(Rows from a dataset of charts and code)
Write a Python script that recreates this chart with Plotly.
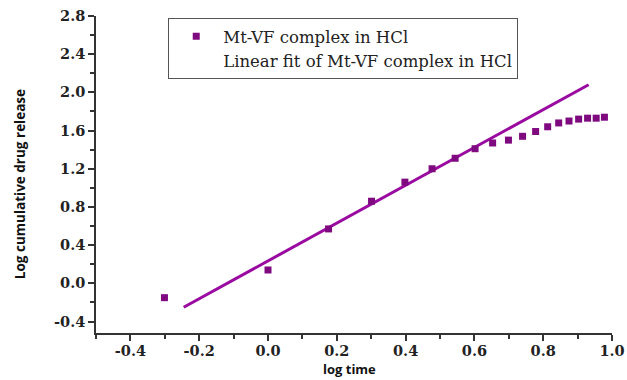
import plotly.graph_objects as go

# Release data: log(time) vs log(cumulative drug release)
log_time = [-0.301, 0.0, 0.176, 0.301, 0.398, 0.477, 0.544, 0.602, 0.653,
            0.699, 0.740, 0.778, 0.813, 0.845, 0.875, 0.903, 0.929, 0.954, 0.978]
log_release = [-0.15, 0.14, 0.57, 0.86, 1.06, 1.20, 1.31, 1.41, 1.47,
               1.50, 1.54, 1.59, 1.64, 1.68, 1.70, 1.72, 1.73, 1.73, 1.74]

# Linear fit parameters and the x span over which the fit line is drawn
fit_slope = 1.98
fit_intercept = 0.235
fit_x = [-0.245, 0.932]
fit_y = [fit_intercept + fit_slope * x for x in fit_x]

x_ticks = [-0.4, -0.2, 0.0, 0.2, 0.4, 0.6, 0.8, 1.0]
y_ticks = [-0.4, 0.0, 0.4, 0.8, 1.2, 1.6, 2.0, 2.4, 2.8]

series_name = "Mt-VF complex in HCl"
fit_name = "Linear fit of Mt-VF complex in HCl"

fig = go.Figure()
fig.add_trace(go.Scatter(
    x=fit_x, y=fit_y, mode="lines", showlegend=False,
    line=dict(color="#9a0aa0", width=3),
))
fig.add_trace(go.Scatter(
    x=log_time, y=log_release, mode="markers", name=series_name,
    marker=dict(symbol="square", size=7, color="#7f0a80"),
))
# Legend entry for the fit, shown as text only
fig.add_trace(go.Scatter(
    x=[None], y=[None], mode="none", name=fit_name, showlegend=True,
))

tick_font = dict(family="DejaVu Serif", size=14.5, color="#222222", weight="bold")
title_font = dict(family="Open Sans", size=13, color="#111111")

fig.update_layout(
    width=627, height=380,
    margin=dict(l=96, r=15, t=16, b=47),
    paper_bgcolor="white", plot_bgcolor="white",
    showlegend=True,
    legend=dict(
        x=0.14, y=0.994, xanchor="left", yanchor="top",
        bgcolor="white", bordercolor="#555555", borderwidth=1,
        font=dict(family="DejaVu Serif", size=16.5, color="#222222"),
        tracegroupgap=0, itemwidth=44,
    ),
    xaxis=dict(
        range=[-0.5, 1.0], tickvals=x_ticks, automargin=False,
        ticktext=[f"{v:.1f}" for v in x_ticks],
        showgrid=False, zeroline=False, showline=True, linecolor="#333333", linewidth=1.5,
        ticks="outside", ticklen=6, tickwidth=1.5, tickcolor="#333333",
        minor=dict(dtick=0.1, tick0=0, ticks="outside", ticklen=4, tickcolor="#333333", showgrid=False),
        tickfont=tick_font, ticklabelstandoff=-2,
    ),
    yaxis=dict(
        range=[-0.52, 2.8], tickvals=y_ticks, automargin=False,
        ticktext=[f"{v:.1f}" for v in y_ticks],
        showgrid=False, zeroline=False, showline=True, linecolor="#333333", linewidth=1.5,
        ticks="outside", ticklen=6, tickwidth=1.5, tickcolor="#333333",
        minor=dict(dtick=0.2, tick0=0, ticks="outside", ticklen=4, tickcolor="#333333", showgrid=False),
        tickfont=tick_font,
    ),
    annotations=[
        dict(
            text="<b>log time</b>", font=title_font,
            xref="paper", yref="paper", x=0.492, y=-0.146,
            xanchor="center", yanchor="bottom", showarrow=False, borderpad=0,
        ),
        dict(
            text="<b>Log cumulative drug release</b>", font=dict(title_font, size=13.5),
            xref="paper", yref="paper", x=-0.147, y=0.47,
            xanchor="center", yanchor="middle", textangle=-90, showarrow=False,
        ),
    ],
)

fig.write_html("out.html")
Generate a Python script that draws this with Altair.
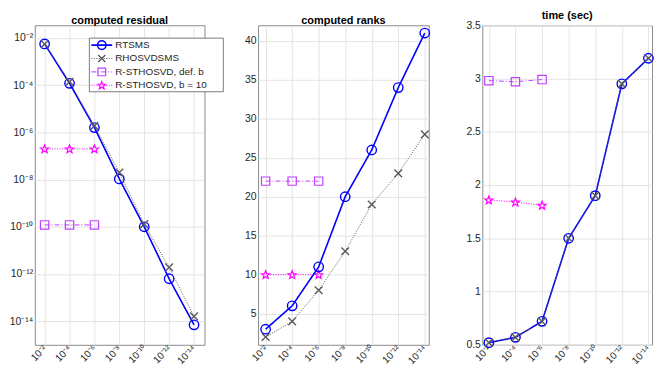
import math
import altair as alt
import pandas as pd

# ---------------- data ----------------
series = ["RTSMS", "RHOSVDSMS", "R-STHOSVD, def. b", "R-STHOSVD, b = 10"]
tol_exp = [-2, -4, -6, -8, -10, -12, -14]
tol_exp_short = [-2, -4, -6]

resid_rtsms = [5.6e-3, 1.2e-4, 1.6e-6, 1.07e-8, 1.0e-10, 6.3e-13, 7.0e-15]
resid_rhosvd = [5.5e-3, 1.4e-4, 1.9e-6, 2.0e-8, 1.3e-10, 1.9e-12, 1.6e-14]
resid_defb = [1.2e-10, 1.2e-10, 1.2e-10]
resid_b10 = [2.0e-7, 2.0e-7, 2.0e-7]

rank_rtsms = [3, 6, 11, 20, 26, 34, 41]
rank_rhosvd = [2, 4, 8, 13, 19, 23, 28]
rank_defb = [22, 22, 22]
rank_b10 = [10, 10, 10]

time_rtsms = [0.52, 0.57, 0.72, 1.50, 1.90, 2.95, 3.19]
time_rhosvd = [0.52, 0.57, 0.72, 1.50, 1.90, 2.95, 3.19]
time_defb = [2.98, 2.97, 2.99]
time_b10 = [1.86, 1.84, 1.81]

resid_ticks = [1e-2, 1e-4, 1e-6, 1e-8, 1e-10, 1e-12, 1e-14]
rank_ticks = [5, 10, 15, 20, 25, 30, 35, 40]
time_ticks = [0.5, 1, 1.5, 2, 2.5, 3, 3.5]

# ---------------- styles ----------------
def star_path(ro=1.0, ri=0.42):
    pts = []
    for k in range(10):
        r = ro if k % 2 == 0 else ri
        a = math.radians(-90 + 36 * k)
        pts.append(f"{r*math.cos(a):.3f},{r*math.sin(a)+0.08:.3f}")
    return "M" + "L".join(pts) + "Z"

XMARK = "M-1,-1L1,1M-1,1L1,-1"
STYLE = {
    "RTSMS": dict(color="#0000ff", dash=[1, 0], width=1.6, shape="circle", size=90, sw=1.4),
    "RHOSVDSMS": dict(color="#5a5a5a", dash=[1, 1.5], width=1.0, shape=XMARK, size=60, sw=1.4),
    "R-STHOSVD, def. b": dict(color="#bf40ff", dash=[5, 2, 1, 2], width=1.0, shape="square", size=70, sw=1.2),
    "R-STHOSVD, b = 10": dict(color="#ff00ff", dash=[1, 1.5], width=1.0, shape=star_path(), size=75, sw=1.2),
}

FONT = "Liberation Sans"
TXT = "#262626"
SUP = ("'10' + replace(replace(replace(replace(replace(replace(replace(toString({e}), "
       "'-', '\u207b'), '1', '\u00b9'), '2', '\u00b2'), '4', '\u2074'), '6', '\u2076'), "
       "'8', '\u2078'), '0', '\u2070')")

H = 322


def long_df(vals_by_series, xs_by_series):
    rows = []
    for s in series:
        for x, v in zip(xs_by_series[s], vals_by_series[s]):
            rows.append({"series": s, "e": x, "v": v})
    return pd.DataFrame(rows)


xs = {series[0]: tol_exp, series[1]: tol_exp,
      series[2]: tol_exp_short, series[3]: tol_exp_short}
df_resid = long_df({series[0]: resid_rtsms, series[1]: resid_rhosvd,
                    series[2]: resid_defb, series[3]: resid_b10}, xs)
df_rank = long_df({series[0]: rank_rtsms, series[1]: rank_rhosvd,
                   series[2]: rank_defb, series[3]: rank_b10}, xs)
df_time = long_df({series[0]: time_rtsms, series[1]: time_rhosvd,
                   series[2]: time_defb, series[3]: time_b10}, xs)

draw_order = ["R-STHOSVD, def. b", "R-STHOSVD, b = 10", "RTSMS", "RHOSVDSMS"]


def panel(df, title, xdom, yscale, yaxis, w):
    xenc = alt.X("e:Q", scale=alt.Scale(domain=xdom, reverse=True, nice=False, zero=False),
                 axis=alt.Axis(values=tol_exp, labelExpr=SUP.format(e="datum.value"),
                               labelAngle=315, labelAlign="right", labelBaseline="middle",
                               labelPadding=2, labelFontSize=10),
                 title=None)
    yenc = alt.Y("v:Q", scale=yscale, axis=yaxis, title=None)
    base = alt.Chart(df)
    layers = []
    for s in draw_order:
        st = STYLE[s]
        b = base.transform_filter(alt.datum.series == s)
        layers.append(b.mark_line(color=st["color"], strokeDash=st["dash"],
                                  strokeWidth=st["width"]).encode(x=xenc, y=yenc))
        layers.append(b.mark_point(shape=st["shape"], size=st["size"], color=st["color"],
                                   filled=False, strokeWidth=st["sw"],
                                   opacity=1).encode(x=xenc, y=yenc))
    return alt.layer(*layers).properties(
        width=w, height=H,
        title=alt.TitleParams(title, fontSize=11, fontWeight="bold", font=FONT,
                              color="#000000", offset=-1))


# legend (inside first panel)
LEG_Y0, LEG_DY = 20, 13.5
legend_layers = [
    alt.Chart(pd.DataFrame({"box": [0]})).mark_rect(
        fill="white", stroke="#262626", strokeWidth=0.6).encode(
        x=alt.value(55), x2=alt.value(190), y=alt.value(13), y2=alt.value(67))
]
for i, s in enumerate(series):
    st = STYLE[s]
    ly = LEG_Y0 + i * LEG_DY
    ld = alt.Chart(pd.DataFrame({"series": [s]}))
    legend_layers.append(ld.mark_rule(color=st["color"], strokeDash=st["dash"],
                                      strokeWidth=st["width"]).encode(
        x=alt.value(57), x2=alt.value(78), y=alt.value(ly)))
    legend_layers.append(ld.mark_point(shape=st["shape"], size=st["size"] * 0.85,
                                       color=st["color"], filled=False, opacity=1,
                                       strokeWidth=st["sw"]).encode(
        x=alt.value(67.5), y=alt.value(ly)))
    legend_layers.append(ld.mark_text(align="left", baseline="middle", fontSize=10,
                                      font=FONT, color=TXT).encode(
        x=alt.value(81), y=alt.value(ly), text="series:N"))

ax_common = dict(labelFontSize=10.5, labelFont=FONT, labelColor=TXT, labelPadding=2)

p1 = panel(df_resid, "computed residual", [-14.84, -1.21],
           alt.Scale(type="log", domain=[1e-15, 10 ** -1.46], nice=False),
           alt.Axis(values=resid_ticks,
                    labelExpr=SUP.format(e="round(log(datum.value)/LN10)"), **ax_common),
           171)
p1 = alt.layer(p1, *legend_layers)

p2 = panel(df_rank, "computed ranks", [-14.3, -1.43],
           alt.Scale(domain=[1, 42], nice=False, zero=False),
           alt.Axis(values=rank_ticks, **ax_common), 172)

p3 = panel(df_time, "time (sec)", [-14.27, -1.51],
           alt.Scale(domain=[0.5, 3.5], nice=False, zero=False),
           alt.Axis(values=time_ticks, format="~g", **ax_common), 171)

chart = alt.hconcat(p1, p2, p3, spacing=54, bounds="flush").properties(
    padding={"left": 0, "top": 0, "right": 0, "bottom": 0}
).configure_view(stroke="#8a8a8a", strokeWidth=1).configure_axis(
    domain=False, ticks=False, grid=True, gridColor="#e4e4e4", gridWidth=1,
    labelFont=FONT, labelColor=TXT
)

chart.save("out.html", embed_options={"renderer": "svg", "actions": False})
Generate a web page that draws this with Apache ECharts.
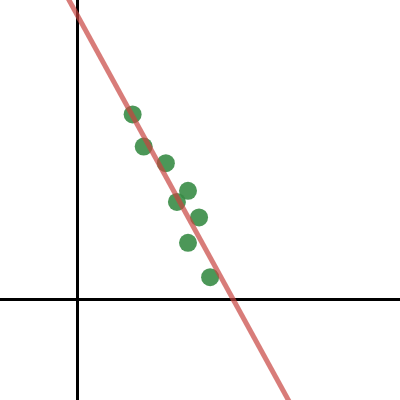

WHAT IS EXPECTED:
Extract all lines containing the word "Generate".

FINAL ANSWER:
Generate a Python script that draws this with Altair.
Generate a web page that draws this with Apache ECharts.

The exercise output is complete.